Arrowood Exclusion from the Release Agreement
The court examined the exclusion of Arrowood Indemnity Company from the release agreement, finding that the initial settlement agreement did not intend for Arrowood to be included as a party to the release. The court noted that the settlement terms explicitly outlined the parties involved and that Arrowood had not participated in the mediation process, which further supported the notion that it was not a party to the settlement. The court rejected Thomas Dee Engineering's argument for including a dismissal of Arrowood with prejudice, asserting that the settlement agreement and the release document did not provide for such a dismissal. It reasoned that adding this term would improperly alter the original agreement between the parties. The court concluded that the language in the release, which specified that respondent would not release any claims against Arrowood, merely clarified the scope of the release and did not contravene the parties’ original intent.

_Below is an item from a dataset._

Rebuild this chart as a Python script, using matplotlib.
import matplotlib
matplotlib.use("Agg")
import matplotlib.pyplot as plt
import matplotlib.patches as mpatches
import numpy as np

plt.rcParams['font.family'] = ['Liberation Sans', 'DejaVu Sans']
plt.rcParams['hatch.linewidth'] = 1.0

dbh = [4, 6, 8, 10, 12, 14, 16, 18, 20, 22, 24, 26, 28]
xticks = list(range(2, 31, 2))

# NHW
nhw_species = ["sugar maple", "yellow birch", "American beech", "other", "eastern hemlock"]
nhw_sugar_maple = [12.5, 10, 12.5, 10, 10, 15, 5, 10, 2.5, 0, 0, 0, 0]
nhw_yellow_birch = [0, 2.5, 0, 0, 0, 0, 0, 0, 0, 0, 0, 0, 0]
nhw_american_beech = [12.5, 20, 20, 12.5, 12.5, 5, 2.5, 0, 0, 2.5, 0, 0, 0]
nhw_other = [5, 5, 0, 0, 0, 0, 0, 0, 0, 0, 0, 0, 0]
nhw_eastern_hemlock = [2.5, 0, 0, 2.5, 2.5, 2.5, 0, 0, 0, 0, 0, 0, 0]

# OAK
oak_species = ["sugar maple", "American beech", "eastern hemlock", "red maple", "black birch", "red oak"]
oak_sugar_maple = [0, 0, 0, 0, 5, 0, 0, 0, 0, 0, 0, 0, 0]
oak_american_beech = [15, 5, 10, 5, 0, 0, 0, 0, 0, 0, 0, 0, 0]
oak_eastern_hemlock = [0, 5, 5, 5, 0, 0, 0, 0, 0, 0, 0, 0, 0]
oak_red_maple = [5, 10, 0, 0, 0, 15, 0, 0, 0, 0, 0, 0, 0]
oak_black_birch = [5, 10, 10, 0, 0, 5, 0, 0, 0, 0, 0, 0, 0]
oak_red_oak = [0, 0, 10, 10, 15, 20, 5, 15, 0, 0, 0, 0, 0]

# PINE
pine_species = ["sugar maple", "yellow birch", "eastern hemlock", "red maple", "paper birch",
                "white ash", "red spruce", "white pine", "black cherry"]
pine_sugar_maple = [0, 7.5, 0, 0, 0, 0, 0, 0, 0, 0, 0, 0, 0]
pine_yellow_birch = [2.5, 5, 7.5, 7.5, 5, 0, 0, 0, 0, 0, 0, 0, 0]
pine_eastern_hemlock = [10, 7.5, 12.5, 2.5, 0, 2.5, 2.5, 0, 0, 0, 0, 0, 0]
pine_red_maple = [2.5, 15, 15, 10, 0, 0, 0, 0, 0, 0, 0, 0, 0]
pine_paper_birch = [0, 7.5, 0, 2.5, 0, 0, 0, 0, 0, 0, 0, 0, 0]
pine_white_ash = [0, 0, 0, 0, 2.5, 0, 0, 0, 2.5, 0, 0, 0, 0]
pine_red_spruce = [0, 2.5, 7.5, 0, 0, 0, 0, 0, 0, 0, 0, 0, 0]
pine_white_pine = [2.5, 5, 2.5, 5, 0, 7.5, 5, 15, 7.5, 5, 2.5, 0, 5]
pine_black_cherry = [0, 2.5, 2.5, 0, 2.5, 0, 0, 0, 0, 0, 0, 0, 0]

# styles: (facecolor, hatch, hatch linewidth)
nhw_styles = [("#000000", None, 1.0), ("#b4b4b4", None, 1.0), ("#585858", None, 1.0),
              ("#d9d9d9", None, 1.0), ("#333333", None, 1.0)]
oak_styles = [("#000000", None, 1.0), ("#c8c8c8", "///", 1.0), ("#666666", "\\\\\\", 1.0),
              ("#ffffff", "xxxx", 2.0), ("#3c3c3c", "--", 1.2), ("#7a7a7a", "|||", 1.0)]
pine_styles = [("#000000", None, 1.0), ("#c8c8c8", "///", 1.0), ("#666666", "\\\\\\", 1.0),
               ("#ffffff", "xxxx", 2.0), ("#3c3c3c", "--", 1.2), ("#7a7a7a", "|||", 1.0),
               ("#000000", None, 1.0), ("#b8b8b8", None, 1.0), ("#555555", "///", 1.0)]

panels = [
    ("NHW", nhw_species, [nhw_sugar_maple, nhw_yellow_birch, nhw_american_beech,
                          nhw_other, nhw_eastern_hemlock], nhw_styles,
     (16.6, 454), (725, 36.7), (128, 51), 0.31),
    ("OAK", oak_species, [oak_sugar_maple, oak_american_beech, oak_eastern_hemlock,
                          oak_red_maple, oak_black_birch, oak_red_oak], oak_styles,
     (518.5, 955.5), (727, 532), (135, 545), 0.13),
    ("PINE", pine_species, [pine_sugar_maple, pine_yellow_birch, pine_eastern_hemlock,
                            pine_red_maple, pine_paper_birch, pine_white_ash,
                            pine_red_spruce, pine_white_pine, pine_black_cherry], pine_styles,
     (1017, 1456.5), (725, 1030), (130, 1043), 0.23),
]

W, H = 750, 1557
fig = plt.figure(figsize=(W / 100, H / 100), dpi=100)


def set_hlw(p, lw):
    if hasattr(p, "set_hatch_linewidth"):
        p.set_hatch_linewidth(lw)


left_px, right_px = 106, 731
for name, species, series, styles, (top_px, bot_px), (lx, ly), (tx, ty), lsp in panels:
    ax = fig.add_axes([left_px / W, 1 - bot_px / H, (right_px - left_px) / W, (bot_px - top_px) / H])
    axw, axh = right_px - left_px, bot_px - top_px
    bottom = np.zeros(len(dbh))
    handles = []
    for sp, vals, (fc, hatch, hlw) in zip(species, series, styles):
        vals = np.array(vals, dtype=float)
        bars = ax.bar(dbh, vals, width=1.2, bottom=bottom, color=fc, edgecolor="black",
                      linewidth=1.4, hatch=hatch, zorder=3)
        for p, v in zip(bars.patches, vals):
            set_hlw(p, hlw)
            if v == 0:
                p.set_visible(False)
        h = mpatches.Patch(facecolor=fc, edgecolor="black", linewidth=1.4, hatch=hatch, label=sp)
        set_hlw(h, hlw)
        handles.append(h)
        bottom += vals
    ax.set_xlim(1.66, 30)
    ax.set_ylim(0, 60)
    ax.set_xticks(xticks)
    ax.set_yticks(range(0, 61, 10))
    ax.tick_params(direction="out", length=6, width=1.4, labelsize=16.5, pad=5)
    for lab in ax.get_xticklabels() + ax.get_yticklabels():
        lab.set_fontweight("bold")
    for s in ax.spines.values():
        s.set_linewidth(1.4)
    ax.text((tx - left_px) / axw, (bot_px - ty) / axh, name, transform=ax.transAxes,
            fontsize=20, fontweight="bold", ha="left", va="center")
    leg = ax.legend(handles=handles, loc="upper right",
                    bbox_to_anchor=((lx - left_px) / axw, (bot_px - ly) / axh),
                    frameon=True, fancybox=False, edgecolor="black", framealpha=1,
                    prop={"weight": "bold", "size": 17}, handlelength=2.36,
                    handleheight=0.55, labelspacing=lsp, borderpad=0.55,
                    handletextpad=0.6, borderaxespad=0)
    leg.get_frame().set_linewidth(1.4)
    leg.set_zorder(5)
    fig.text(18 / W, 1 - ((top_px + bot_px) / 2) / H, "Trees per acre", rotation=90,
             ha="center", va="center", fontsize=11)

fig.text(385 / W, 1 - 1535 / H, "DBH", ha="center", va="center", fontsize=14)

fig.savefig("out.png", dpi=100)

Conclusion on Settlement Enforcement
In conclusion, the Court of Appeal upheld the trial court's decision to enforce the settlement agreement, emphasizing the clarity and binding nature of the terms agreed upon by the parties. The court found that the essential elements of the agreement were sufficiently established, allowing for enforcement under California's Code of Civil Procedure section 664.6. It stated that the subsequent need for further documentation did not undermine the binding nature of the settlement. The court also reiterated its jurisdiction to interpret and enforce the settlement agreement based on the established intent of the parties. Lastly, the court affirmed the trial court's handling of the release terms concerning Arrowood, reinforcing that the agreement did not require the dismissal of claims against Arrowood as part of the settlement. Therefore, the judgment was affirmed, supporting the public policy of encouraging settlements in litigation.